* The problem *
Without the pictures, write out all the lines below exactly as they appear.

* Collected material *
:::::

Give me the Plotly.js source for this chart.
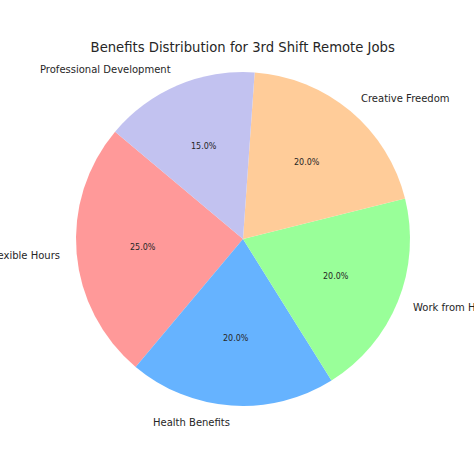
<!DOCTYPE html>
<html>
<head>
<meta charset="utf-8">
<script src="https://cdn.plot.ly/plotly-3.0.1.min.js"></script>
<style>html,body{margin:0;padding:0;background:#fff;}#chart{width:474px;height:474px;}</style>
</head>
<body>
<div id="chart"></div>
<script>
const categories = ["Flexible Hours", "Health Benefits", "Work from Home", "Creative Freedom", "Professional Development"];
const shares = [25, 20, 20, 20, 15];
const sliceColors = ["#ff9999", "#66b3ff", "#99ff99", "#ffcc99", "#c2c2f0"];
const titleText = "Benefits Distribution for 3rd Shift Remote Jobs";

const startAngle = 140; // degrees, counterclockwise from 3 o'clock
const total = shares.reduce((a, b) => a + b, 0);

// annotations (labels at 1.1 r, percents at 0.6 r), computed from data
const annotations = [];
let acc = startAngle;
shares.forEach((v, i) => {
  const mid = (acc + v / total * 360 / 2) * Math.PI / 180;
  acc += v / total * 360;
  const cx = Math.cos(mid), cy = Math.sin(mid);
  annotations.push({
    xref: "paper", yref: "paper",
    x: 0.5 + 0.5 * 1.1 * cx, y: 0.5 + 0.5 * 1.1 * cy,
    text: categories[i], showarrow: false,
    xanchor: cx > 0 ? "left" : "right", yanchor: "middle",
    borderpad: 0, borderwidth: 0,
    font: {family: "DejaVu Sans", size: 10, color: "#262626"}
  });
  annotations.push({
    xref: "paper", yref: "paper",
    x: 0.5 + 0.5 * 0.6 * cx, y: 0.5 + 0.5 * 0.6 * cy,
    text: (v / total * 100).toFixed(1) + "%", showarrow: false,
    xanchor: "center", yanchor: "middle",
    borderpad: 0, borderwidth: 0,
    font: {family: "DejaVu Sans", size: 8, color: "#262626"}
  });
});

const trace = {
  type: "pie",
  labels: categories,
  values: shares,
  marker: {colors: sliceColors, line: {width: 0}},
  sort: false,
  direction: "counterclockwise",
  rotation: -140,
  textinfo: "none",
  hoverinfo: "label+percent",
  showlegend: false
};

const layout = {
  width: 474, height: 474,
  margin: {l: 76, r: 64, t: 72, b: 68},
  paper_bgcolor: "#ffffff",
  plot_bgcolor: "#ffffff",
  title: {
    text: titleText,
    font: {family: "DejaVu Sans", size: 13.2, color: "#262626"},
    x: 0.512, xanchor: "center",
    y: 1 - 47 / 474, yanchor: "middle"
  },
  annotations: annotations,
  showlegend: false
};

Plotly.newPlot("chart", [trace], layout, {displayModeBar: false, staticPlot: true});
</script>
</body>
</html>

:::::

* Result *
Give me the Plotly.js source for this chart.
<!DOCTYPE html>
<html>
<head>
<meta charset="utf-8">
<script src="https://cdn.plot.ly/plotly-3.0.1.min.js"></script>
<style>html,body{margin:0;padding:0;background:#fff;}#chart{width:474px;height:474px;}</style>
</head>
<body>
<div id="chart"></div>
<script>
const categories = ["Flexible Hours", "Health Benefits", "Work from Home", "Creative Freedom", "Professional Development"];
const shares = [25, 20, 20, 20, 15];
const sliceColors = ["#ff9999", "#66b3ff", "#99ff99", "#ffcc99", "#c2c2f0"];
const titleText = "Benefits Distribution for 3rd Shift Remote Jobs";

const startAngle = 140; // degrees, counterclockwise from 3 o'clock
const total = shares.reduce((a, b) => a + b, 0);

// annotations (labels at 1.1 r, percents at 0.6 r), computed from data
const annotations = [];
let acc = startAngle;
shares.forEach((v, i) => {
  const mid = (acc + v / total * 360 / 2) * Math.PI / 180;
  acc += v / total * 360;
  const cx = Math.cos(mid), cy = Math.sin(mid);
  annotations.push({
    xref: "paper", yref: "paper",
    x: 0.5 + 0.5 * 1.1 * cx, y: 0.5 + 0.5 * 1.1 * cy,
    text: categories[i], showarrow: false,
    xanchor: cx > 0 ? "left" : "right", yanchor: "middle",
    borderpad: 0, borderwidth: 0,
    font: {family: "DejaVu Sans", size: 10, color: "#262626"}
  });
  annotations.push({
    xref: "paper", yref: "paper",
    x: 0.5 + 0.5 * 0.6 * cx, y: 0.5 + 0.5 * 0.6 * cy,
    text: (v / total * 100).toFixed(1) + "%", showarrow: false,
    xanchor: "center", yanchor: "middle",
    borderpad: 0, borderwidth: 0,
    font: {family: "DejaVu Sans", size: 8, color: "#262626"}
  });
});

const trace = {
  type: "pie",
  labels: categories,
  values: shares,
  marker: {colors: sliceColors, line: {width: 0}},
  sort: false,
  direction: "counterclockwise",
  rotation: -140,
  textinfo: "none",
  hoverinfo: "label+percent",
  showlegend: false
};

const layout = {
  width: 474, height: 474,
  margin: {l: 76, r: 64, t: 72, b: 68},
  paper_bgcolor: "#ffffff",
  plot_bgcolor: "#ffffff",
  title: {
    text: titleText,
    font: {family: "DejaVu Sans", size: 13.2, color: "#262626"},
    x: 0.512, xanchor: "center",
    y: 1 - 47 / 474, yanchor: "middle"
  },
  annotations: annotations,
  showlegend: false
};

Plotly.newPlot("chart", [trace], layout, {displayModeBar: false, staticPlot: true});
</script>
</body>
</html>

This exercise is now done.